А я все приставала к матери с вопросом: что же это за человек такой был, за которого она вышла замуж? Что-о-о-о?! Ее изумлению не было предела. Я пятнадцать лет живу с отцом под одной крышей и до сих пор не поняла, какой у меня замечательный, все понимающий, душевный папочка?! При этом мамуля не упоминала, что ее муж сидит на транквилизаторах и оттого так отстранен от банальной реальности. А реальной банальностью была я.

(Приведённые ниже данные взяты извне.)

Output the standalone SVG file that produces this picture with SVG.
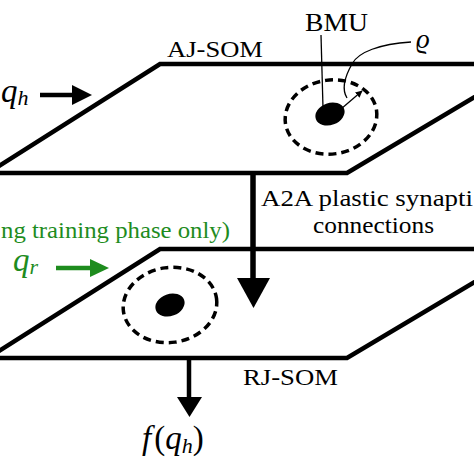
<svg xmlns="http://www.w3.org/2000/svg" width="474" height="474" viewBox="0 0 474 474">
<style>
.plane{fill:none;stroke:#000;stroke-width:4.5;stroke-linejoin:miter}
.dash{fill:none;stroke:#000;stroke-width:3.5;stroke-dasharray:8 5}
.bmu{fill:#000}
.t{font-family:'Liberation Serif','Times New Roman',serif;fill:#000}
.m{font-style:italic}
.g{fill:#1e8c1e}
.thick{stroke:#000;stroke-width:4.5;fill:none}
.thin{stroke:#000;stroke-width:1.3;fill:none}
</style>
<defs>
<marker id="sm" viewBox="0 0 10 10" refX="9" refY="5" markerWidth="7" markerHeight="7" markerUnits="userSpaceOnUse" orient="auto"><path d="M0,0 L10,5 L0,10 z" fill="#000"/></marker>
</defs>
<g id="aj-som">
<polygon class="plane" points="160,64 530,64 347,173 -12,173"/>
<ellipse class="dash" cx="331" cy="117" rx="46" ry="37" transform="rotate(-8 331 117)"/>
<ellipse class="bmu" cx="330" cy="114" rx="15" ry="11" transform="rotate(-20 330 114)"/>
<text class="t" x="167" y="57" font-size="23" textLength="96" lengthAdjust="spacingAndGlyphs">AJ-SOM</text>
</g>
<g id="bmu-label">
<text class="t" x="305" y="31" font-size="26" textLength="63" lengthAdjust="spacingAndGlyphs">BMU</text>
<line class="thin" x1="321" y1="35" x2="323" y2="108"/>
</g>
<g id="rho">
<text class="t m" x="416" y="48" font-size="27">ϱ</text>
<path class="thin" d="M411,42 C380,44 358,52 352,64 C344,78 342,90 347,98"/>
<line class="thin" x1="341" y1="109" x2="362" y2="91" marker-end="url(#sm)"/>
</g>
<g id="rj-som">
<polygon class="plane" points="160,249 530,249 347,358 -12,358"/>
<ellipse class="dash" cx="170" cy="305" rx="47" ry="37.5" transform="rotate(-8 170 305)"/>
<ellipse class="bmu" cx="170" cy="305" rx="15" ry="11" transform="rotate(-20 170 305)"/>
<text class="t" x="243" y="385" font-size="23" textLength="95" lengthAdjust="spacingAndGlyphs">RJ-SOM</text>
</g>
<g id="connectors">
<line class="thick" x1="40" y1="95" x2="74" y2="95"/>
<path d="M72,85 L92,95 L72,105 z" fill="#000"/>
<line stroke="#1e8c1e" stroke-width="4.5" x1="56" y1="268" x2="92" y2="268"/>
<path d="M90,259 L109,268 L90,277 z" fill="#1e8c1e"/>
<line stroke="#000" stroke-width="5.5" x1="253" y1="172" x2="253" y2="282"/>
<path d="M237,278 L270,278 L253.5,308 z" fill="#000"/>
<line class="thick" x1="189" y1="360" x2="189" y2="400"/>
<path d="M177,397 L202,397 L189.5,417 z" fill="#000"/>
</g>
<g id="labels">
<text class="t" x="1" y="102" font-size="33"><tspan class="m">q</tspan><tspan class="m" font-size="22" dy="3">h</tspan></text>
<text class="t g" x="13" y="271" font-size="33"><tspan class="m">q</tspan><tspan class="m" font-size="22" dy="3">r</tspan></text>
<text class="t g" x="1" y="238" font-size="24" textLength="229" lengthAdjust="spacingAndGlyphs">ng training phase only)</text>
<text class="t" x="261" y="206" font-size="24" textLength="212" lengthAdjust="spacingAndGlyphs">A2A plastic synapti</text>
<text class="t" x="313" y="233" font-size="24" textLength="121" lengthAdjust="spacingAndGlyphs">connections</text>
<text class="t" x="142" y="449" font-size="33"><tspan class="m">f</tspan><tspan dx="3">(</tspan><tspan class="m">q</tspan><tspan class="m" font-size="22" dy="4">h</tspan><tspan dy="-4">)</tspan></text>
</g>
</svg>
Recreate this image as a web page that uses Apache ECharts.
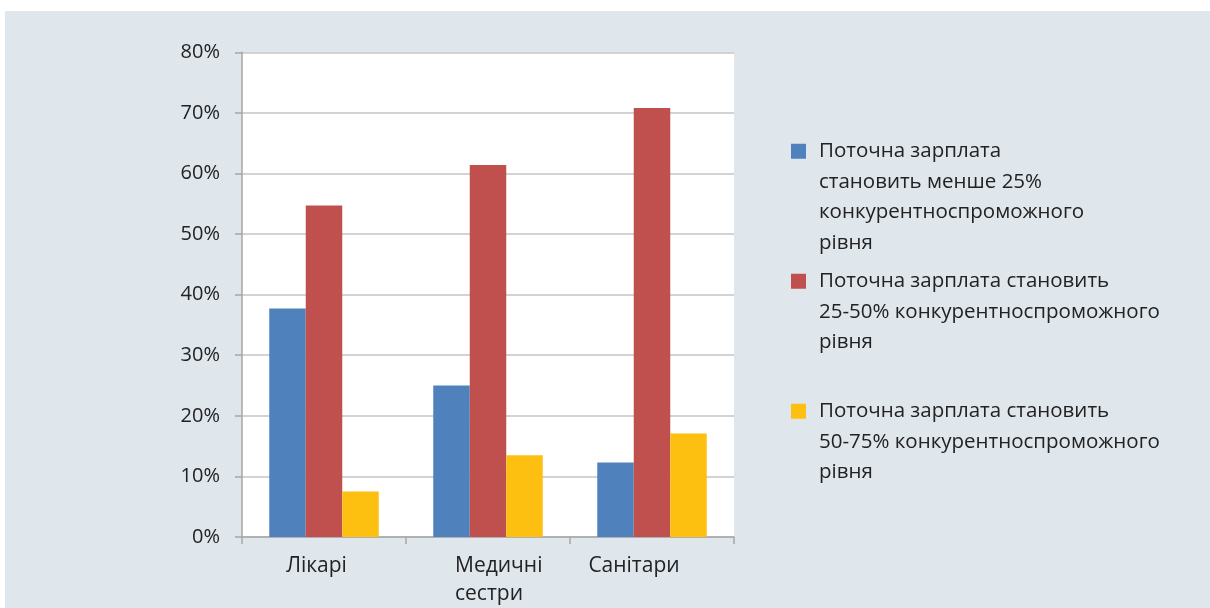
<!DOCTYPE html>
<html>
<head>
<meta charset="utf-8">
<script src="https://cdn.jsdelivr.net/npm/echarts@6/dist/echarts.min.js"></script>
<style>
  html, body { margin: 0; padding: 0; background: #ffffff; }
  #chart { position: absolute; left: 5px; top: 11px; width: 1205px; height: 597px; background: #dfe6ec; }
</style>
</head>
<body>
<div id="chart"></div>
<script>
// Категорії персоналу
const categories = ['Лікарі', 'Медичні\nсестри', 'Санітари'];

// Назви рядів (рядки легенди)
const seriesNames = [
  'Поточна зарплата\nстановить менше 25%\nконкурентноспроможного\nрівня',
  'Поточна зарплата становить\n25-50% конкурентноспроможного\nрівня',
  'Поточна зарплата становить\n50-75% конкурентноспроможного\nрівня'
];

// Частки, %
const below25 = [37.7, 25.0, 12.3];
const from25to50 = [54.7, 61.4, 70.8];
const from50to75 = [7.5, 13.5, 17.1];

// Позначки осі Y
const yTicks = [0, 10, 20, 30, 40, 50, 60, 70, 80];

const colors = ['#4f81bd', '#c0504d', '#fdc010'];
const values = [below25, from25to50, from50to75];
const FONT = 'Open Sans';
const TEXT = '#222222';
const LH = 30.5;
const LEG_FS = 20.5;
const CAT_FS = 21;

const chart = echarts.init(document.getElementById('chart'), null, { renderer: 'canvas' });

// Кожен пункт легенди має власний квадрат кольору перед першим рядком
function legendFor(i, top) {
  const rich = {
    t: { fontFamily: FONT, fontSize: LEG_FS, color: TEXT, lineHeight: LH, align: 'left' },
    gap: { width: 13, lineHeight: LH, align: 'left' },
    ind: { width: 28, lineHeight: LH, align: 'left' }
  };
  rich['sq' + i] = { width: 15, height: 15, backgroundColor: colors[i], lineHeight: LH, align: 'left' };
  return {
    data: [seriesNames[i]],
    orient: 'vertical',
    left: 781,
    top: top,
    padding: 0,
    itemWidth: 0,
    itemHeight: 0,
    selectedMode: false,
    formatter: function (name) {
      return name.split('\n').map(function (line, k) {
        return (k === 0 ? '{sq' + i + '|}{gap|}' : '{ind|}') + '{t|' + line + '}';
      }).join('\n');
    },
    textStyle: { fontFamily: FONT, fontSize: LEG_FS, color: TEXT, lineHeight: LH, rich: rich }
  };
}

// Зсуви підписів категорій
const catRich = {
  c: { fontFamily: FONT, fontSize: CAT_FS, color: TEXT, lineHeight: 28 },
  m: { fontFamily: FONT, fontSize: CAT_FS, color: TEXT, lineHeight: 28, width: 92, align: 'left' },
  p1: { width: 15, lineHeight: 28 },
  p2: { width: 26, lineHeight: 28, align: 'left' },
  p3: { width: 36, lineHeight: 28 }
};

chart.setOption({
  animation: false,
  textStyle: { fontFamily: FONT },
  grid: {
    left: 237, top: 41.3, right: 476, bottom: 70.3,
    show: true, backgroundColor: '#ffffff', borderWidth: 0
  },
  legend: [legendFor(0, 125), legendFor(1, 255), legendFor(2, 385)],
  xAxis: {
    type: 'category',
    data: categories,
    axisLine: { show: true, lineStyle: { color: '#a6a6a6', width: 1.5 } },
    axisTick: { show: true, length: 7, alignWithLabel: false, lineStyle: { color: '#a6a6a6', width: 1.5 } },
    axisLabel: {
      margin: 15,
      interval: 0,
      color: TEXT,
      fontFamily: FONT,
      fontSize: CAT_FS,
      lineHeight: 28,
      formatter: function (v, idx) {
        if (idx === 0) return '{c|' + v + '}{p1|}';
        if (idx === 1) return v.split('\n').map(function (l) { return '{p2|}{m|' + l + '}'; }).join('\n');
        return '{c|' + v + '}{p3|}';
      },
      rich: catRich
    }
  },
  yAxis: {
    type: 'value',
    min: yTicks[0],
    max: yTicks[yTicks.length - 1],
    interval: yTicks[1] - yTicks[0],
    axisLine: { show: true, lineStyle: { color: '#a6a6a6', width: 1.5 } },
    axisTick: { show: true, length: 7, lineStyle: { color: '#a6a6a6', width: 1.5 } },
    splitLine: { show: true, lineStyle: { color: '#c4c4c4', width: 1.5 } },
    axisLabel: {
      margin: 22,
      color: TEXT,
      fontFamily: FONT,
      fontSize: 20,
      formatter: '{value}%'
    }
  },
  series: values.map(function (arr, i) {
    return {
      type: 'bar',
      name: seriesNames[i],
      data: arr,
      barWidth: 36.5,
      barGap: '0%',
      itemStyle: { color: colors[i] }
    };
  })
});
</script>
</body>
</html>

Изредка все же мне нравилось проводить с ним время: по пятницам после обеда мы иногда играли. Отец сидел в кровати, я — у него в ногах, а мать была в парикмахерской. Приделанный к кровати поднос служил столом. Игры наши были незатейливы и назывались что-то вроде «цапцарап», «живой-неживой», а когда я подросла, появилась еще игра — «город, речка, лес». Я при этом грызла соленые палочки и шоколад с орехами, отец пил пиво. Мать возвращалась и ругала нас за испачканное белье. Но отец все равно ел в кровати, проливал кофе, сыпал пепел с сигарет, ронял на простыню жирную ветчину и кусочки колбасы, сорил ореховой скорлупой и корочками сыра. Белье тут же меняли, стлали свежее, но запах еды и болезни притягивал мух, и они летели в нашем доме не на кухню или в туалет, а собирались вокруг отцовской постели, источавшей нездоровый дух. Моего родителя так же нельзя представить без мухобойки, как Нептуна — без трезубца. Каждый день я приходила к нему с одним и тем же вопросом: как он себя чувствует? Ответ был всегда один: устал он от жизни, устал. Так, в пять лет я уже выучила употребление родительного падежа, больше ничего толкового отец мне не преподал.